Kennen lernen wollten wir unsere Partner in Kursk aber schon vorab, und zwar nicht nur den Pfarrer: wir haben Karten gebastelt, geschrieben (und übersetzen lassen) und nebenbei beim ersten Vortreffen gelernt, wie man Tee aus dem Samowar trinkt und warum Vegetarier in Russland keine Überlebenschance haben- was ein fünftel unserer „Besetzung“ in Panik versetzte: ein Trainingslager zum Fleischessen müsse her! Kein Ding- das lässt sich einrichten ;-)
Die Karten haben wir mit einem Weihnachtsbrief nach Kursk geschickt und waren optimistisch: vielleicht können wir auf dem guten, alten Postweg mit den Jugendlichen ins Gespräch kommen- mal ohne die Zwischeninstanz Pfarrer. Fatal Error. Der Brief ist nämlich bis heute nicht angekommen. Ist aber auch erst zwei Monate unterwegs…
Eine Spitzenmeldung erreichte uns kurz vor Weihnachten: wir sind anerkannte Gruppe im Jugendaustausch, unser Förderantrag liegt nun bei der Stiftung Deutsch- Russischer Jungendaustausch und das heißt zumindest, dass die Frage der Visa etwas vereinfacht wird. 
Manchmal frage ich mich, warum wir uns nicht eine Partergruppe in Österreich gesucht haben. Oder in Frankreich. Und Italien soll ja auch schön sein.
Nein, genau deswegen: weil Russland komplett anders ist und weil wir mit „PaX an!“ die unglaublich Chance haben, diesem „Ganz- Anders“ auf den Grund zu gehen.

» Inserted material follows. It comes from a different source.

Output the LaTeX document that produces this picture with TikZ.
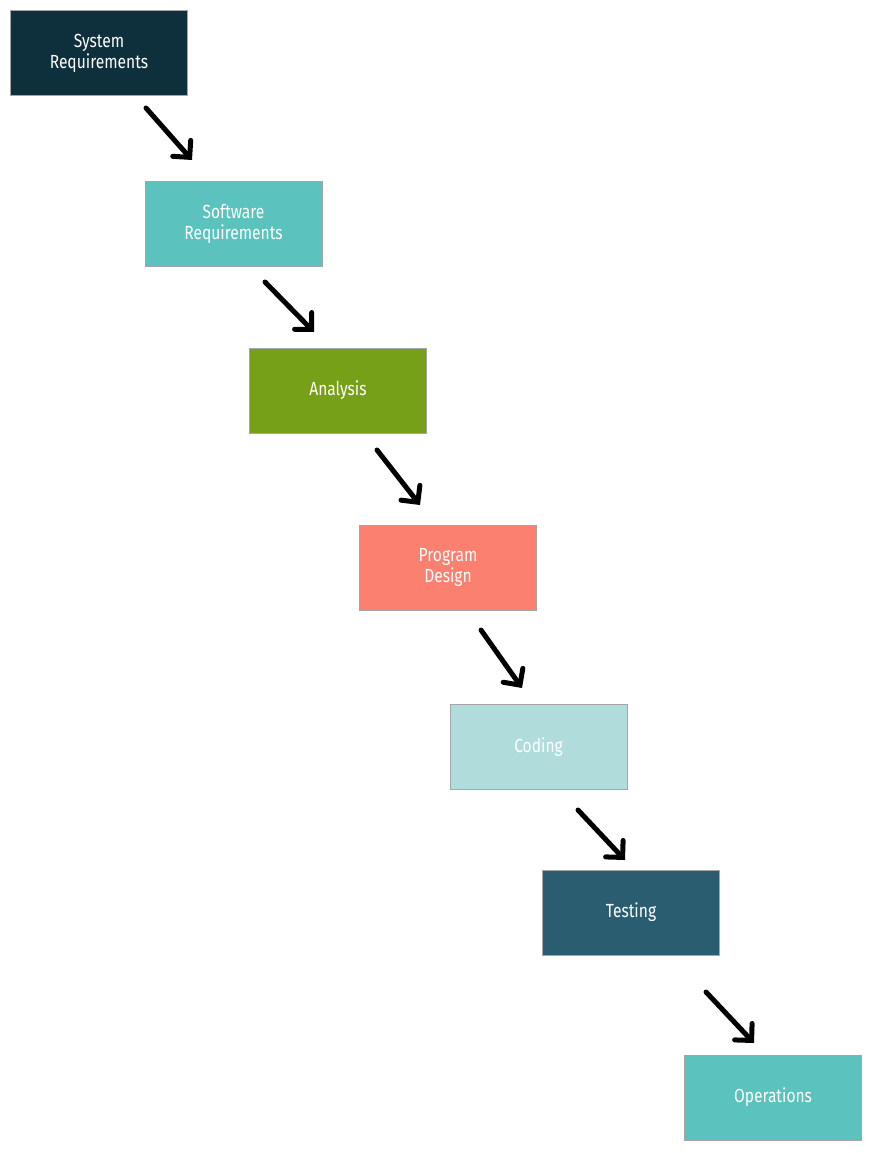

Ich bin sehr gespannt auf die Jugendlichen dort und ihre Lebenswelt: vermutlich verdrehen die gerade den Kopf über unserer deutsche Antragsflut, die sie unterzeichnen, gegenzeichnen und in Kopie weiterreichen müssen….Ist ja schließlich erst im Sommer. Tja, die Welten sind verschieden. Ist das nicht toll?